23.1 C
Malang
Jumat, November 22, 2024
KilasSoal Permohonan Pelantikan Presiden Dipercepat, MK: Langgar Konstitusi

Soal Permohonan Pelantikan Presiden Dipercepat, MK: Langgar Konstitusi

Hakim MK Arif Hidayat

HAKIM Konstitusi Arief Hidayat menegaskan, permohonan uji materi agar pelantikan Presiden terpilih dalam pemilihan umum (Pemilu) 2024 dipercepat adalah sesuatu yang melanggar konstitusi.

Hal itu dia tegaskan dalam sidang pemeriksaan permohonan uji materi terkait Pasal 416 ayat (1) Undang-Undang (UU) Nomor 7/2017 tentang Pemilihan Umum, Rabu (17/7/2024) di Gedung Mahkamah Konstitusi (MK), Jakarta.

Pemohon dalam perkara yang teregister dengan nomor 65/PUU-XXII/2024 itu diketahui atas nama Audrey G Tangkudung, Rudi Andries, Desy Natalia Kristanty, Marlon S C Kansil, serta Meity Anita Lingkani.

Para pemohon tersebut, meminta MK menambahkan ketentuan MPR harus segera melantik presiden dan wakil presiden terpilih selambat-lambatnya pada tiga bulan setelah ditetapkan oleh Komisi Pemilihan Umum (KPU) dalam Pasal 416 ayat (1) UU Pemilu.

Desy, yang turut hadir di Ruang Sidang menilai pelantikan Presiden dan Wakil Presiden cukup lama, hingga sekitar delapan bulan sejak ditetapkan dan diumumkan terpilih oleh Komisi Pemilihan Umum (KPU).

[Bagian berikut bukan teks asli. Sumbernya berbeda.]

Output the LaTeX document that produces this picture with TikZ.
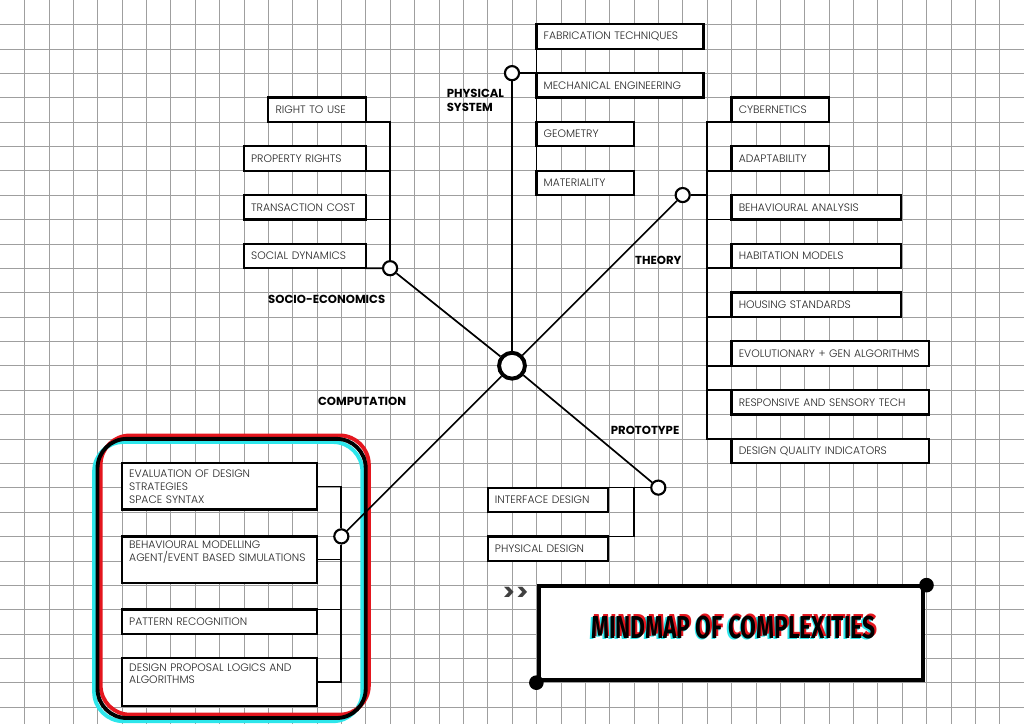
\documentclass[tikz,border=0pt]{standalone}
\usepackage{fontspec}
\setmainfont{Poppins}
\IfFontExistsTF{Poppins Light}{\newfontfamily\boxfont{Poppins Light}}{\newfontfamily\boxfont{Poppins}}
\newfontfamily\titlefont{Fira Sans}[FakeStretch=0.72]
\definecolor{glitchred}{RGB}{228,22,30}
\definecolor{glitchcyan}{RGB}{45,230,235}
\tikzset{
  itembase/.style={draw, fill=white, line width=2.6pt, minimum height=1cm, inner xsep=0.3cm, inner ysep=2pt,
    outer sep=0pt, align=left, anchor=north west, text=black!85, font=\boxfont\fontsize{12.6}{15}\selectfont},
  item/.code={\pgfmathsetmacro\itemtw{#1-0.6}\pgfkeysalso{itembase, minimum width=#1cm, text width=\itemtw cm}},
  hubnode/.style={circle, draw, fill=white, line width=4.6pt, minimum size=1.06cm, inner sep=0pt},
  knot/.style={circle, draw, fill=white, line width=2.5pt, minimum size=0.58cm, inner sep=0pt},
  link/.style={line width=2pt},
  head/.style={font=\bfseries\fontsize{13.6}{16.5}\selectfont},
  titletext/.style={font=\titlefont\bfseries\fontsize{37}{37}\selectfont}
}
\begin{document}
\begin{tikzpicture}[x=1cm, y=-1cm]
    \fill[white] (0,0) rectangle (42,29.7);
    \useasboundingbox (0,0) rectangle (42,29.7);
    \foreach \i in {1,...,41} \draw[gray!75, line width=0.6pt] (\i,0) -- (\i,29.7);
    \foreach \j in {1,...,29} \draw[gray!75, line width=0.6pt] (0,\j) -- (42,\j);

    \draw[glitchcyan, line width=4.5pt, rounded corners=1.2cm] (3.86,18.13) rectangle (14.86,29.58);
    \draw[glitchred, line width=4.5pt, rounded corners=1.2cm] (4.13,17.86) rectangle (15.13,29.31);
    \draw[line width=4.5pt, rounded corners=1.2cm] (4,18) rectangle (15,29.45);

    \node[hubnode] (hub) at (21,15) {};
    \node[knot] (phys) at (21,3) {};
    \node[knot] (socio) at (16,11) {};
    \node[knot] (theo) at (28,8) {};
    \node[knot] (proto) at (27,20) {};
    \node[knot] (comp) at (14,22) {};

    \node[item=4] (rtu) at (11,4) {RIGHT TO USE};
    \node[item=5] (prop) at (10,6) {PROPERTY RIGHTS};
    \node[item=5] (trans) at (10,8) {TRANSACTION COST};
    \node[item=5] (soc) at (10,10) {SOCIAL DYNAMICS};

    \node[item=6.85] (fab) at (22,1) {FABRICATION TECHNIQUES};
    \node[item=6.85] (mech) at (22,3) {MECHANICAL ENGINEERING};
    \node[item=4] (geom) at (22,5) {GEOMETRY};
    \node[item=4] (mat) at (22,7) {MATERIALITY};

    \node[item=4] (cyb) at (30,4) {CYBERNETICS};
    \node[item=4] (adapt) at (30,6) {ADAPTABILITY};
    \node[item=6.95] (behav) at (30,8) {BEHAVIOURAL ANALYSIS};
    \node[item=6.95] (habit) at (30,10) {HABITATION MODELS};
    \node[item=6.95] (house) at (30,12) {HOUSING STANDARDS};
    \node[item=8.1] (evol) at (30,14) {EVOLUTIONARY + GEN ALGORITHMS};
    \node[item=8.1] (resp) at (30,16) {RESPONSIVE AND SENSORY TECH};
    \node[item=8.1] (dqi) at (30,18) {DESIGN QUALITY INDICATORS};

    \node[item=4.95] (iface) at (20,20) {INTERFACE DESIGN};
    \node[item=4.95] (phd) at (20,22) {PHYSICAL DESIGN};

    \node[item=8, minimum height=1.9cm] (evds) at (5,19) {EVALUATION OF DESIGN\\STRATEGIES\\SPACE SYNTAX};
    \node[item=8, minimum height=1.9cm] (bmod) at (5,22) {BEHAVIOURAL MODELLING\\AGENT/EVENT BASED SIMULATIONS\\ \strut};
    \node[item=8] (patt) at (5,25) {PATTERN RECOGNITION};
    \node[item=8, minimum height=1.95cm] (dpla) at (5,27) {DESIGN PROPOSAL LOGICS AND\\ALGORITHMS\\ \strut};

    \node[head] (socl) at (13.4,12.3) {SOCIO-ECONOMICS};
    \node[head, align=left] (physl) at (19.5,4.1) {PHYSICAL\\SYSTEM};
    \node[head] (theol) at (27,10.7) {THEORY};
    \node[head] (protol) at (26.46,17.64) {PROTOTYPE};
    \node[head] (compl) at (14.85,16.48) {COMPUTATION};

    \draw[link] (hub) -- (phys);
    \draw[link] (hub) -- (socio);
    \draw[link] (hub) -- (theo);
    \draw[link] (hub) -- (proto);
    \draw[link] (hub) -- (comp);

    \draw[link] (phys) -- (phys -| fab.west);
    \draw[link] (fab.north west) -- (mat.south west);

    \draw[link] (rtu.south east) -| (socio);
    \draw[link] (prop.south east) -| (socio);
    \draw[link] (trans.south east) -| (socio);
    \draw[link] (soc.south east) -- (socio);

    \coordinate (tb) at (29,8);
    \draw[link] (theo) -- (tb);
    \foreach \n in {cyb,adapt,behav,habit,house,evol} \draw[link] (\n.south west) -| (tb);
    \foreach \n in {resp,dqi} \draw[link] (\n.north west) -| (tb);

    \coordinate (pb) at (26,20);
    \draw[link] (iface.north east) -- (proto);
    \draw[link] (phd.north east) -| (pb);

    \foreach \n in {evds,bmod,dpla} \draw[link] (\n.east) -| (comp);
    \draw[link] (patt.north east) -| (comp);

    \node[draw, fill=white, line width=5.2pt, minimum width=15.75cm, minimum height=3.85cm, inner sep=0pt] (ttl) at (29.98,25.96) {};
    \fill (38,24) circle (0.3);
    \fill (22,28) circle (0.3);
    \coordinate (tc) at (30.08,25.72);
    \node[titletext, text=glitchcyan] at ([xshift=-2pt, yshift=-2pt]tc) {MINDMAP OF COMPLEXITIES};
    \node[titletext, text=glitchred] at ([xshift=2pt, yshift=2pt]tc) {MINDMAP OF COMPLEXITIES};
    \node[titletext] (ttltext) at (tc) {MINDMAP OF COMPLEXITIES};
    \node[text=black!75, font=\bfseries\fontsize{27}{27}\selectfont] (more) at (21.15,24.35) {>\kern1pt>};
\end{tikzpicture}
\end{document}
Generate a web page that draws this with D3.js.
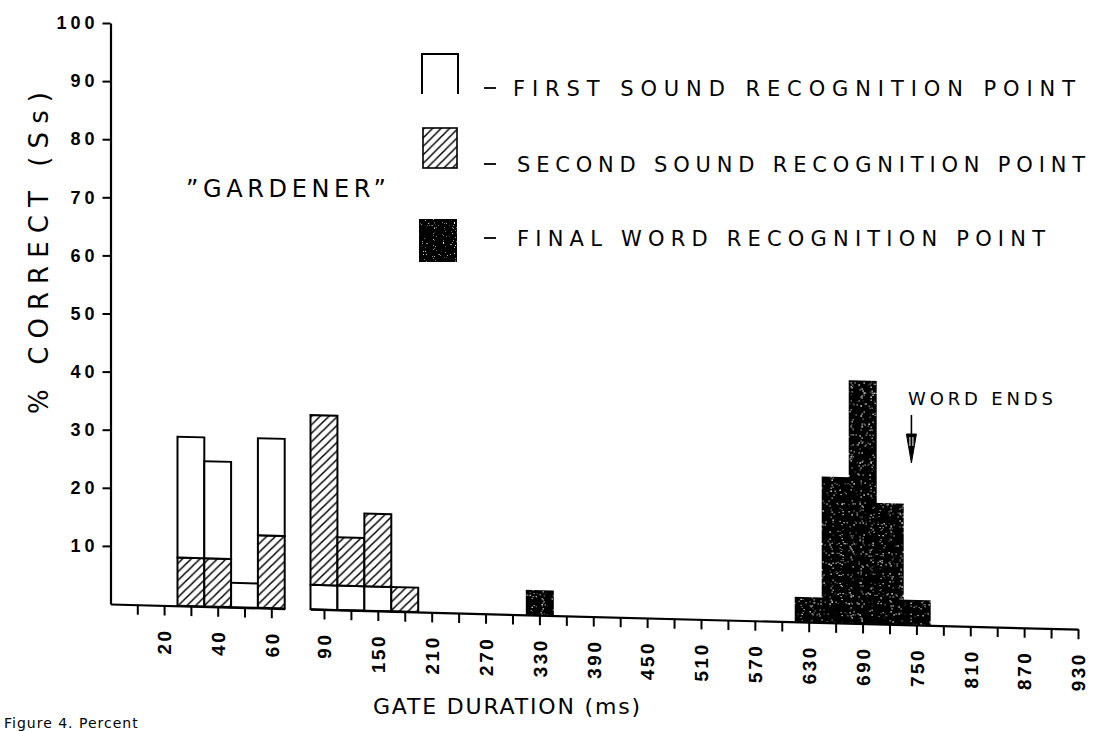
<!DOCTYPE html>
<html>
<head>
<meta charset="utf-8">
<script src="https://cdn.jsdelivr.net/npm/d3@7"></script>
<style>
  html, body { margin: 0; padding: 0; background: #fff; }
  svg { display: block; }
</style>
</head>
<body>
<svg id="chart" width="1101" height="731"></svg>
<script>
// Gate durations (ms) that received responses
const gates = [30, 40, 50, 60, 90, 120, 150, 180, 330, 630, 660, 690, 720, 750];
// % of subjects reaching each recognition point at that gate
const firstSound  = [20.8, 16.7, 4.2, 16.7, 4.2, 4.2, 4.2, 0, 0, 0, 0, 0, 0, 0];
const secondSound = [8.3, 8.3, 0, 12.5, 29.2, 8.3, 12.5, 4.2, 0, 0, 0, 0, 0, 0];
const finalWord   = [0, 0, 0, 0, 0, 0, 0, 0, 4.2, 4.2, 25.0, 41.7, 20.8, 4.2];

const yTicks = [10, 20, 30, 40, 50, 60, 70, 80, 90, 100];
const leftTicks = [10, 20, 30, 40, 50, 60];
const leftTickLabels = [20, 40, 60];
const rightTicks = [90, 120, 150, 180, 210, 240, 270, 300, 330, 360, 390, 420, 450, 480,
                    510, 540, 570, 600, 630, 660, 690, 720, 750, 780, 810, 840, 870, 900, 930];
const rightTickLabels = [90, 150, 210, 270, 330, 390, 450, 510, 570, 630, 690, 750, 810, 870, 930];

const legendLabels = ["FIRST SOUND RECOGNITION POINT",
                      "SECOND SOUND RECOGNITION POINT",
                      "FINAL WORD RECOGNITION POINT"];

const wordEnd = 750;

const svg = d3.select("#chart");
const plotFont = "'DejaVu Sans', 'Liberation Sans', sans-serif";
const digitFont = "'Liberation Sans', Arial, sans-serif";

svg.append("rect").attr("width", 1101).attr("height", 731).attr("fill", "#fff");

const defs = svg.append("defs");
// diagonal hatching for the second-sound bars
const hatch = defs.append("pattern")
  .attr("id", "hatch").attr("patternUnits", "userSpaceOnUse")
  .attr("width", 8.5).attr("height", 8.5);
hatch.append("rect").attr("width", 8.5).attr("height", 8.5).attr("fill", "#fff");
hatch.append("path").attr("d", "M-2,2 L2,-2 M0,8.5 L8.5,0 M6.5,10.5 L10.5,6.5")
  .attr("stroke", "#000").attr("stroke-width", 1.5);

// sparse white specks on the solid bars
const speck = defs.append("filter").attr("id", "speckle")
  .attr("x", 0).attr("y", 0).attr("width", 1).attr("height", 1);
speck.append("feTurbulence").attr("type", "fractalNoise")
  .attr("baseFrequency", 0.9).attr("numOctaves", 1).attr("seed", 7).attr("result", "noise");
speck.append("feColorMatrix").attr("in", "noise").attr("type", "matrix")
  .attr("values", "0 0 0 0 1  0 0 0 0 1  0 0 0 0 1  9 0 0 0 -6.0").attr("result", "dots");
speck.append("feComposite").attr("in", "dots").attr("in2", "SourceGraphic")
  .attr("operator", "in").attr("result", "dotsIn");
const merge = speck.append("feMerge");
merge.append("feMergeNode").attr("in", "SourceGraphic");
merge.append("feMergeNode").attr("in", "dotsIn");

// scales: broken time axis (10 ms bins, then 30 ms bins)
const X0 = 110.5, Y0 = 604;
const xL = d3.scaleLinear().domain([0, 65]).range([X0, X0 + 65 * 2.68]);
const xR = d3.scaleLinear().domain([75, 930]).range([310.5, 1078]);
const y = d3.scaleLinear().domain([0, 100]).range([Y0, 23]);

// the baseline of the plotted sheet runs slightly downhill
const plot = svg.append("g")
  .attr("transform", `translate(${X0},${Y0}) skewY(1.49) translate(${-X0},${-Y0})`);

// bars
const bars = plot.append("g").attr("stroke", "#000").attr("stroke-width", 2);
gates.forEach((g, i) => {
  const left = g <= 60;
  const xs = left ? xL : xR;
  const w = left ? 10 : 30;
  const order = left
    ? [["second", secondSound[i]], ["first", firstSound[i]]]
    : [["first", firstSound[i]], ["second", secondSound[i]], ["final", finalWord[i]]];
  let base = 0;
  order.forEach(([key, v]) => {
    if (!v) return;
    const r = bars.append("rect")
      .attr("x", xs(g - w / 2)).attr("width", xs(g + w / 2) - xs(g - w / 2))
      .attr("y", y(base + v)).attr("height", y(base) - y(base + v))
      .attr("fill", key === "first" ? "#fff" : key === "second" ? "url(#hatch)" : "#050505");
    if (key === "final") r.attr("filter", "url(#speckle)");
    base += v;
  });
});

// x axes
function styleXAxis(sel) {
  sel.select(".domain").attr("stroke-width", 2.2);
  sel.selectAll(".tick line").attr("stroke-width", 2);
  sel.selectAll(".tick text")
    .attr("transform", "rotate(-90)")
    .attr("text-anchor", "end")
    .attr("x", -23).attr("y", 0).attr("dy", "0.36em")
    .attr("font-family", digitFont).attr("font-weight", "bold")
    .attr("font-size", 19).attr("letter-spacing", 2.5).attr("fill", "#000");
}
plot.append("g").attr("transform", `translate(0,${Y0})`)
  .call(d3.axisBottom(xL).tickValues(leftTicks).tickSize(10).tickSizeOuter(0)
    .tickFormat(d => leftTickLabels.includes(d) ? d : ""))
  .call(styleXAxis);
plot.append("g").attr("transform", `translate(0,${Y0})`)
  .call(d3.axisBottom(xR).tickValues(rightTicks).tickSize(10).tickSizeOuter(0)
    .tickFormat(d => rightTickLabels.includes(d) ? d : ""))
  .call(styleXAxis);

// y axis
const yAx = svg.append("g").attr("transform", `translate(${X0},0)`)
  .call(d3.axisLeft(y).tickValues(yTicks).tickSize(8).tickSizeOuter(0).tickPadding(4));
yAx.select(".domain").attr("stroke-width", 2.2);
yAx.selectAll(".tick line").attr("stroke-width", 2);
yAx.selectAll(".tick text")
  .attr("font-family", digitFont).attr("font-weight", "bold")
  .attr("font-size", 18).attr("letter-spacing", 4).attr("fill", "#000");

// axis titles
svg.append("text")
  .attr("transform", "translate(48,253) rotate(-90)")
  .attr("text-anchor", "middle")
  .attr("font-family", plotFont).attr("font-size", 26)
  .attr("textLength", 322).attr("lengthAdjust", "spacing")
  .text("% CORRECT (Ss)");

svg.append("text")
  .attr("x", 373).attr("y", 714)
  .attr("font-family", plotFont).attr("font-size", 22)
  .attr("textLength", 267).attr("lengthAdjust", "spacing")
  .text("GATE DURATION (ms)");

// word label
svg.append("text")
  .attr("x", 186).attr("y", 197)
  .attr("font-family", plotFont).attr("font-size", 24)
  .attr("textLength", 200).attr("lengthAdjust", "spacing")
  .text("\u201DGARDENER\u201D");

// legend
const legendRows = [96, 172, 246];
const lg = svg.append("g");
lg.append("path").attr("d", "M422,94 V54 H458 V94")
  .attr("fill", "none").attr("stroke", "#000").attr("stroke-width", 2);
lg.append("rect").attr("x", 423).attr("y", 128).attr("width", 34).attr("height", 40)
  .attr("fill", "url(#hatch)").attr("stroke", "#000").attr("stroke-width", 1.6);
lg.append("rect").attr("x", 419).attr("y", 219).attr("width", 38).attr("height", 43)
  .attr("fill", "#050505").attr("filter", "url(#speckle)");
const lgLen = [562, 568, 528];
legendLabels.forEach((t, i) => {
  lg.append("line").attr("x1", 484).attr("x2", 496)
    .attr("y1", legendRows[i] - 8).attr("y2", legendRows[i] - 8)
    .attr("stroke", "#000").attr("stroke-width", 1.8);
  lg.append("text").attr("x", i === 0 ? 513 : 517).attr("y", legendRows[i])
    .attr("font-family", plotFont).attr("font-size", 21)
    .attr("textLength", lgLen[i]).attr("lengthAdjust", "spacing")
    .text(t);
});

// word-end marker
const xe = xR(wordEnd) - 5;
svg.append("text").attr("x", 908).attr("y", 405)
  .attr("font-family", plotFont).attr("font-size", 18)
  .attr("textLength", 145).attr("lengthAdjust", "spacing")
  .text("WORD ENDS");
svg.append("line").attr("x1", xe).attr("x2", xe).attr("y1", 415).attr("y2", 436)
  .attr("stroke", "#000").attr("stroke-width", 1.6);
svg.append("path").attr("d", `M${xe - 5},434 L${xe + 5},434 L${xe},463 Z`)
  .attr("fill", "#000").attr("stroke", "#000").attr("stroke-width", 1);
svg.append("path").attr("d", `M${xe - 1.5},437 V446 M${xe + 1.5},437 V446`)
  .attr("stroke", "#fff").attr("stroke-width", 1);

// caption line at the foot of the page
svg.append("text").attr("x", 4).attr("y", 728)
  .attr("font-family", plotFont).attr("font-size", 14)
  .attr("letter-spacing", 1)
  .text("Figure 4.  Percent");
</script>
</body>
</html>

Menurut dia, hal itu menyebabkan kekosongan hukum.

Dalam berkas yang diajukan, para pemohon menyebut sejumlah alasan yang diajukan untuk uji materi terhadap pasal tersebut. Antara lain mempertimbangkan kondisi ekonomi nasional dan global, politik geopolitik global, serta kepastian hukum.

Meski begitu, Hakim Konstitusi Arief Hidayat menyebut permohonan yang diajukan tidak sesuai dengan ketentuan. Sehingga mudah dikatakan permohonan kabur. Dia menyarankan, para Pemohon mempelajari Peraturan MK (PMK) Nomor 2 Tahun 2021 tentang Tata Beracara Dalam Perkara Pengujian Undang-Undang.

Dalam PMK ini, kata Arief, dijelaskan poin-poin yang harus dimuat dalam permohonan. Seperti identitas Pemohon, kewenangan MK, kedudukan hukum Pemohon, alasan permohonan, serta petitum yang memuat hal-hal yang dimohonkan untuk diputus dalam permohonan pengujian.

“Tidak bisa diajukan. Kalau diajukan, berarti Pak Jokowi tidak menjabat 5 tahun. Kalau tidak menjabat 5 tahun, ya, melanggar konstitusi. Jadi, permohonan ini nanti dipertimbangkan, pas apa tidak ini keinginannya?” tegasnya, Kamis (18/7/2024).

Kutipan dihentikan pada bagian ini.